**Your instructions:** The required output is a single number: how many lines of the material contain the string "with".

**Record list:**
═══

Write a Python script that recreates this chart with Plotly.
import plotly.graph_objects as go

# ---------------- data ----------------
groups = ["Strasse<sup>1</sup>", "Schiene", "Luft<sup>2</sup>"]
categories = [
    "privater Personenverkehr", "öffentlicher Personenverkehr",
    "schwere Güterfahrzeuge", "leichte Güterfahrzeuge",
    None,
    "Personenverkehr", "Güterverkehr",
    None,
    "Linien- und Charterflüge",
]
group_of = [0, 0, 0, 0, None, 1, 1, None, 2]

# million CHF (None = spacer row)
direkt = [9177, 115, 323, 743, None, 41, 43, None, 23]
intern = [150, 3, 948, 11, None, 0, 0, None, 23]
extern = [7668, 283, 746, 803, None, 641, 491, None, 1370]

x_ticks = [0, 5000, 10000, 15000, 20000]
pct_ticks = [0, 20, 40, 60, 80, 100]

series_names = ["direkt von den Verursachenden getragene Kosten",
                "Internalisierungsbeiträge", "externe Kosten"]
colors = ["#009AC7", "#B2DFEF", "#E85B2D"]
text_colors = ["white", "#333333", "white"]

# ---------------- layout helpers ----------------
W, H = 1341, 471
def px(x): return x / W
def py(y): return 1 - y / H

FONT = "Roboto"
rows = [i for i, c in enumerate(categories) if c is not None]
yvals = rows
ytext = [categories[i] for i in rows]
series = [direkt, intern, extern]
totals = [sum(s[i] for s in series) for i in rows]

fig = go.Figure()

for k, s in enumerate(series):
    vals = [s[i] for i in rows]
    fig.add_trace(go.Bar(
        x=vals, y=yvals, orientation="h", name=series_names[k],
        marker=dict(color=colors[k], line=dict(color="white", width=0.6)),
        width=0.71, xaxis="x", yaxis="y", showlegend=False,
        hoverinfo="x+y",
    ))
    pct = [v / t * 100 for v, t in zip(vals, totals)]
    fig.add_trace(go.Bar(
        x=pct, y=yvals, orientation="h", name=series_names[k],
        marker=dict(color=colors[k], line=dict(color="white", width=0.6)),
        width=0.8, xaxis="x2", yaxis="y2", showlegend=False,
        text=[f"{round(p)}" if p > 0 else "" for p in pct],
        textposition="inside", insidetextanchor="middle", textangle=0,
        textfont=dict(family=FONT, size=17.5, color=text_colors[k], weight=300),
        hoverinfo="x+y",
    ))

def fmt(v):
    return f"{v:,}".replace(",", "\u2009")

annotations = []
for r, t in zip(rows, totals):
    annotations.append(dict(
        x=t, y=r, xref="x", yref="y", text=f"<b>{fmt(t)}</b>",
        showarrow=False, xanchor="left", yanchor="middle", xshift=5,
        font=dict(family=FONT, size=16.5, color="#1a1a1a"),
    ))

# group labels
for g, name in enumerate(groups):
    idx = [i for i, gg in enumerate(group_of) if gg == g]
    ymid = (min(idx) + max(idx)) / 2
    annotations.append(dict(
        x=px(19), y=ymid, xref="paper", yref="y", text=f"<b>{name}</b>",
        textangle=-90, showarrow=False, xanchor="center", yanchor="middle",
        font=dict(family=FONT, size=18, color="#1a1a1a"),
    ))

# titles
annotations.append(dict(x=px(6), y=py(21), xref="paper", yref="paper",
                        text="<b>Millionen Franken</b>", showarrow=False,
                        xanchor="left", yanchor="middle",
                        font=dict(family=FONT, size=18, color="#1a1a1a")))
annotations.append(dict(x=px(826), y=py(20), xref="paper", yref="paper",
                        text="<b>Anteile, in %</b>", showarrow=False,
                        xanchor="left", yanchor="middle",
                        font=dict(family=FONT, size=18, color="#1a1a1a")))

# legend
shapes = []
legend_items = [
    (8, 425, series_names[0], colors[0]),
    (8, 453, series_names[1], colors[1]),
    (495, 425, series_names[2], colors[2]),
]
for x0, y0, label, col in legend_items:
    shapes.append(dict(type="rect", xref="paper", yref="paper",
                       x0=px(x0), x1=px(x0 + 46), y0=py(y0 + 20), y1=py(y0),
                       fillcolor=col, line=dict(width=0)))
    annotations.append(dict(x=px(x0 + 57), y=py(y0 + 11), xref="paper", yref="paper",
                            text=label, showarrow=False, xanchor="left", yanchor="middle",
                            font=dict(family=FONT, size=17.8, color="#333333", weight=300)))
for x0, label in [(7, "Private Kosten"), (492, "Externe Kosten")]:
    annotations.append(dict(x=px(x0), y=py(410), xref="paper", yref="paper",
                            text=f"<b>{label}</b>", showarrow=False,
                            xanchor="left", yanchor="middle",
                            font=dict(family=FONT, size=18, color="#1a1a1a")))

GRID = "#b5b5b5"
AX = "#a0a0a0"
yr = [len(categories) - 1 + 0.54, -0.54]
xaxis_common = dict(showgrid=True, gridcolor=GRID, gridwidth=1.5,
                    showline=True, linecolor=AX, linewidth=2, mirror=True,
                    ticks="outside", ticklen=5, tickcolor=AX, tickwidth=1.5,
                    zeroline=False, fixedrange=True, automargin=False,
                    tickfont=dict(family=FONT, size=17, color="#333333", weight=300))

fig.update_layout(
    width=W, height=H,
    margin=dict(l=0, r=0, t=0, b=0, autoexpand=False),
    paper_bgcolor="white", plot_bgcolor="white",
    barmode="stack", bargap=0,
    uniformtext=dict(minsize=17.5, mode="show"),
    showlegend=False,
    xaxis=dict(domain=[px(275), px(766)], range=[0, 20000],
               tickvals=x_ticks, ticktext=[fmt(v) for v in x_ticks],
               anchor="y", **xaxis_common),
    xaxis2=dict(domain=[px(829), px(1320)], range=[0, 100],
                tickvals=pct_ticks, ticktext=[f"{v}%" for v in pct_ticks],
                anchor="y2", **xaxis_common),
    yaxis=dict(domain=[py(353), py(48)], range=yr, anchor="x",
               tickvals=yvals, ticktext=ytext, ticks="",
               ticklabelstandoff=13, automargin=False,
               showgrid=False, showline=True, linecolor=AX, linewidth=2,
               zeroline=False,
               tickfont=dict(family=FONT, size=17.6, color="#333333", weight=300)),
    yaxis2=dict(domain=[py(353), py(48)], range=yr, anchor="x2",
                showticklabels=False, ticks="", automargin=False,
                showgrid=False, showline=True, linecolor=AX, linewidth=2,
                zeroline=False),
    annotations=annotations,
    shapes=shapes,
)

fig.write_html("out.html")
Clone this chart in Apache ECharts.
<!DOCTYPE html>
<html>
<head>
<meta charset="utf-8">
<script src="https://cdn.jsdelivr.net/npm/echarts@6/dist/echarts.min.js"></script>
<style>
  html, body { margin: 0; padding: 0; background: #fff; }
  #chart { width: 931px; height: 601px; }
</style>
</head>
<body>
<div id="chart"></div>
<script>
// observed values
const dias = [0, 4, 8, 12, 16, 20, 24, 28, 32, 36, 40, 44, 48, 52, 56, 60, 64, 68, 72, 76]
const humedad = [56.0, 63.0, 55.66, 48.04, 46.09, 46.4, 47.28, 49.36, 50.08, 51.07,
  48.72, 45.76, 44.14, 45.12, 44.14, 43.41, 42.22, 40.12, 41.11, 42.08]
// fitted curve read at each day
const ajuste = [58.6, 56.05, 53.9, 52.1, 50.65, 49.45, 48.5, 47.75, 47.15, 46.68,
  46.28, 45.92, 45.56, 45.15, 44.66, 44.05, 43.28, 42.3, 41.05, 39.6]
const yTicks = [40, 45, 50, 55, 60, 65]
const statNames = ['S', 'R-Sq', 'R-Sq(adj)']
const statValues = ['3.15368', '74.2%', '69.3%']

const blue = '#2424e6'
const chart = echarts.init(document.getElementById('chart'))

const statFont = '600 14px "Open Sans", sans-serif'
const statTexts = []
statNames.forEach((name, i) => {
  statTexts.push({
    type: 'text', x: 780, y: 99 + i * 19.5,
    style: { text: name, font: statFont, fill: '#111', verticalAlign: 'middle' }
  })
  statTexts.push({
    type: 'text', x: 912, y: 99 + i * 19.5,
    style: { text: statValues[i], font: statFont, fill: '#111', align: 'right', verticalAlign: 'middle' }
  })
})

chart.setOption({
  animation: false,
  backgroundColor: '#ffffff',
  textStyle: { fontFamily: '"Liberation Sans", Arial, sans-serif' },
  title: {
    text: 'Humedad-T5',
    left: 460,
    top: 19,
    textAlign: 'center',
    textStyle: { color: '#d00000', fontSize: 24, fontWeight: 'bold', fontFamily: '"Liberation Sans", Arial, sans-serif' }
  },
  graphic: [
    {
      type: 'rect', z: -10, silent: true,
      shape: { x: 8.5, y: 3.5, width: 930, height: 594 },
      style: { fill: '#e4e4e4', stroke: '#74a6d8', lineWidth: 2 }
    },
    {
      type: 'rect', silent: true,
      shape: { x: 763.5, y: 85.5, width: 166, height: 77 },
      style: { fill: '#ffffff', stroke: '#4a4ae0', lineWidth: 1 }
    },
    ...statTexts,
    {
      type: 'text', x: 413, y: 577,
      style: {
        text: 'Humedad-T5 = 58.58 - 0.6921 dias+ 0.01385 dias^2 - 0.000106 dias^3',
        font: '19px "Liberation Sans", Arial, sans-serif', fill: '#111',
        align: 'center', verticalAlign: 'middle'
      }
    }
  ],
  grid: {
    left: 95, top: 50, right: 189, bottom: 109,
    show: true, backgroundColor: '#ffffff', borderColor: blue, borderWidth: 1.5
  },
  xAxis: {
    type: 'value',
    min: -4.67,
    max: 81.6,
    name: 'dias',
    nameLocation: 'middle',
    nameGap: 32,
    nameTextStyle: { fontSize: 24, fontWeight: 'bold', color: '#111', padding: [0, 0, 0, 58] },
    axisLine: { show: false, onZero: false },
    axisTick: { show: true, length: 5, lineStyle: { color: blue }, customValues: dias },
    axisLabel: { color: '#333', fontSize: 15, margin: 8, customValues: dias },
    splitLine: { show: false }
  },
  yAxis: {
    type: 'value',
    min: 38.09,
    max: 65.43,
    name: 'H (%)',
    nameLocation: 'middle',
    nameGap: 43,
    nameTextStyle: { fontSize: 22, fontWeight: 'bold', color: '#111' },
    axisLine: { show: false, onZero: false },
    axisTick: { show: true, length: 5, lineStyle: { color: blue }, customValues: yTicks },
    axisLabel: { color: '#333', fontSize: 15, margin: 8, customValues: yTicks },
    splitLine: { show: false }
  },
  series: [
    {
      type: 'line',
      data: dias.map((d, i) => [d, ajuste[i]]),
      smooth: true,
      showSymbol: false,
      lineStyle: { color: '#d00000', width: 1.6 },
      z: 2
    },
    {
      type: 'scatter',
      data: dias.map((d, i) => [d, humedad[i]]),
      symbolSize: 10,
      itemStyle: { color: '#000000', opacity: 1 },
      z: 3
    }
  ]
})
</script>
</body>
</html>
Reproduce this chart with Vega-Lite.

═══

**Completed exercise:** 2